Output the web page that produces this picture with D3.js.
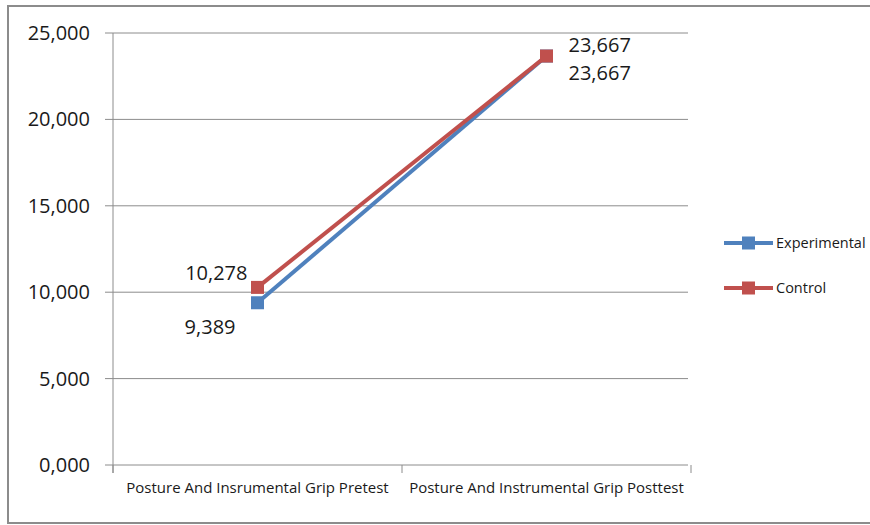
<!DOCTYPE html>
<html lang="en">
<head>
<meta charset="utf-8">
<title>Posture and instrumental grip</title>
<script src="https://cdn.jsdelivr.net/npm/d3@7"></script>
<style>
  body { margin: 0; background: #fff; }
  text { font-family: "Open Sans", "Noto Sans", sans-serif; fill: #1a1a1a; }
</style>
</head>
<body>
<div id="chart"></div>
<script>
// data
var categories = ['Posture And Insrumental Grip Pretest', 'Posture And Instrumental Grip Posttest'];
var experimental = [9.389, 23.667];
var control = [10.278, 23.667];
var seriesNames = ['Experimental', 'Control'];
var yTicks = [0, 5, 10, 15, 20, 25];

var w = 870, h = 525;
var colors = { Experimental: '#4f81bd', Control: '#c0504d' };

var svg = d3.select('#chart').append('svg')
    .attr('width', w)
    .attr('height', h);

// outer chart border
svg.append('rect')
    .attr('x', 8).attr('y', 6)
    .attr('width', 880).attr('height', 517)
    .attr('fill', 'none')
    .attr('stroke', '#8c8c8c')
    .attr('stroke-width', 2);

// plot area
var pLeft = 113, pRight = 691, pTop = 33, pBottom = 465;

var x = d3.scaleBand().domain(categories).range([pLeft, pRight]);
var y = d3.scaleLinear().domain([0, 25]).range([pBottom, pTop]);

// the source uses comma decimal with 3 digits, e.g. 25,000
var fmt = function (v) { return d3.format('.3f')(v).replace('.', ','); };

// gridlines + y ticks
var gy = svg.append('g');
gy.selectAll('line.grid')
    .data(yTicks)
    .enter().append('line')
    .attr('x1', pLeft - 8).attr('x2', pRight - 3)
    .attr('y1', function (d) { return y(d); })
    .attr('y2', function (d) { return y(d); })
    .attr('stroke', '#8c8c8c')
    .attr('stroke-width', 1);
gy.selectAll('text')
    .data(yTicks)
    .enter().append('text')
    .attr('x', 90)
    .attr('y', function (d) { return y(d); })
    .attr('dy', '0.35em')
    .attr('text-anchor', 'end')
    .style('font-size', '20px')
    .text(fmt);

// y axis line
svg.append('line')
    .attr('x1', pLeft).attr('x2', pLeft)
    .attr('y1', pTop).attr('y2', pBottom + 8)
    .attr('stroke', '#8c8c8c');

// x axis ticks and labels
var xEdges = [pLeft].concat(categories.map(function (c) { return x(c) + x.bandwidth(); }));
svg.selectAll('line.xtick')
    .data(xEdges)
    .enter().append('line')
    .attr('x1', function (d) { return d; })
    .attr('x2', function (d) { return d; })
    .attr('y1', pBottom).attr('y2', pBottom + 8)
    .attr('stroke', '#8c8c8c');
svg.selectAll('text.xlab')
    .data(categories)
    .enter().append('text')
    .attr('x', function (d) { return x(d) + x.bandwidth() / 2; })
    .attr('y', 493)
    .attr('text-anchor', 'middle')
    .style('font-size', '15px')
    .text(function (d) { return d; });

// series
var series = [
    { name: 'Experimental', values: experimental },
    { name: 'Control', values: control }
];
var line = d3.line()
    .x(function (d, i) { return x(categories[i]) + x.bandwidth() / 2; })
    .y(function (d) { return y(d); });

series.forEach(function (s) {
    svg.append('path')
        .datum(s.values)
        .attr('d', line)
        .attr('fill', 'none')
        .attr('stroke', colors[s.name])
        .attr('stroke-width', 4);
    svg.selectAll('rect.m-' + s.name)
        .data(s.values)
        .enter().append('rect')
        .attr('x', function (d, i) { return x(categories[i]) + x.bandwidth() / 2 - 6.5; })
        .attr('y', function (d) { return y(d) - 6.5; })
        .attr('width', 13).attr('height', 13)
        .attr('fill', colors[s.name]);
});

// data labels
var labels = [
    { v: experimental[0], i: 0, dx: -22, dy: 24, anchor: 'end' },
    { v: control[0], i: 0, dx: -10, dy: -14, anchor: 'end' },
    { v: control[1], i: 1, dx: 22, dy: -11, anchor: 'start' },
    { v: experimental[1], i: 1, dx: 22, dy: 17, anchor: 'start' }
];
svg.selectAll('text.dl')
    .data(labels)
    .enter().append('text')
    .attr('x', function (d) { return x(categories[d.i]) + x.bandwidth() / 2 + d.dx; })
    .attr('y', function (d) { return y(d.v) + d.dy; })
    .attr('dy', '0.35em')
    .attr('text-anchor', function (d) { return d.anchor; })
    .style('font-size', '20px')
    .text(function (d) { return fmt(d.v); });

// legend
var leg = svg.append('g');
seriesNames.forEach(function (name, i) {
    var ly = 243 + i * 45;
    leg.append('line')
        .attr('x1', 724).attr('x2', 773)
        .attr('y1', ly).attr('y2', ly)
        .attr('stroke', colors[name])
        .attr('stroke-width', 4);
    leg.append('rect')
        .attr('x', 742).attr('y', ly - 6.5)
        .attr('width', 13).attr('height', 13)
        .attr('fill', colors[name]);
    leg.append('text')
        .attr('x', 776).attr('y', ly)
        .attr('dy', '0.35em')
        .style('font-size', '14.5px')
        .text(name);
});
</script>
</body>
</html>
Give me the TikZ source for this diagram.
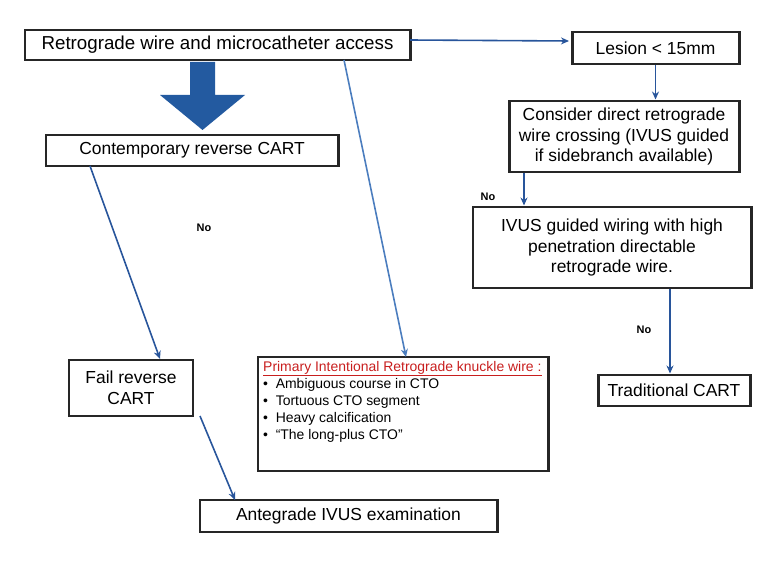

Directions for this task ▸
Repeat only the lines from the beginning of the material through the line containing "var yTicks = [0, 5, 10, 15, 20, 25];", both ends kept, leaving pictures out.

Solution to this exercise ▸
Output the web page that produces this picture with D3.js.
<!DOCTYPE html>
<html lang="en">
<head>
<meta charset="utf-8">
<title>Posture and instrumental grip</title>
<script src="https://cdn.jsdelivr.net/npm/d3@7"></script>
<style>
  body { margin: 0; background: #fff; }
  text { font-family: "Open Sans", "Noto Sans", sans-serif; fill: #1a1a1a; }
</style>
</head>
<body>
<div id="chart"></div>
<script>
// data
var categories = ['Posture And Insrumental Grip Pretest', 'Posture And Instrumental Grip Posttest'];
var experimental = [9.389, 23.667];
var control = [10.278, 23.667];
var seriesNames = ['Experimental', 'Control'];
var yTicks = [0, 5, 10, 15, 20, 25];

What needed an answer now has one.